What Is the Difference Between a Payroll Clearing Account and a Payroll Expense Account?
These two accounts serve entirely different purposes in the accounting system. The table below highlights their key distinctions:
| Feature | Payroll Clearing Account | Payroll Expense Account |
|---|---|---|
| Account type | Liability | Expense |
| Location on financial statements | Balance sheet (current liabilities) | Income statement (operating expenses) |
| Primary purpose | Temporarily hold funds for distribution | Record the total cost of wages and payroll taxes |
| Balance after payroll is processed | Zero | Reflects the full payroll cost for the period |
| Impact on net income | None (balance sheet only) | Reduces net income |
| Example entry | Debit cash, credit payroll clearing | Debit payroll expense, credit cash or clearing |
While the expense account captures the economic cost of labor, the clearing account merely tracks the movement of cash until obligations are settled.
What Common Mistakes Occur When Managing a Payroll Clearing Account?
Improper handling of this account can lead to significant accounting errors. The most frequent issues include:
- Leaving a non-zero balance: If the account does not return to zero after payroll, it indicates unprocessed payments, recording errors, or timing differences that must be investigated.

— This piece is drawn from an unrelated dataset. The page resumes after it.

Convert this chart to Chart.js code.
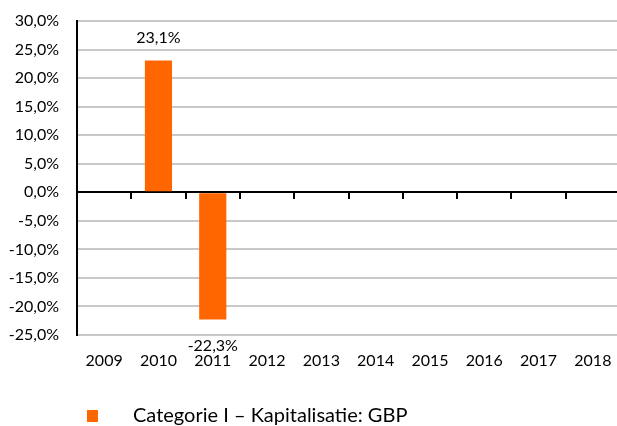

- Posting expenses to the clearing account: Some accountants mistakenly record payroll costs directly to the clearing account instead of the expense account, which distorts both the balance sheet and income statement.
- Delayed reconciliation: Failing to reconcile the account after each payroll run allows errors to accumulate, making it difficult to identify discrepancies later.
- Mixing multiple pay periods: Using one clearing account for overlapping pay periods can create confusion and prevent the account from zeroing out properly.
Regular reconciliation and clear procedures help avoid these pitfalls, ensuring the payroll clearing account remains an accurate temporary holding tool rather than a source of accounting headaches.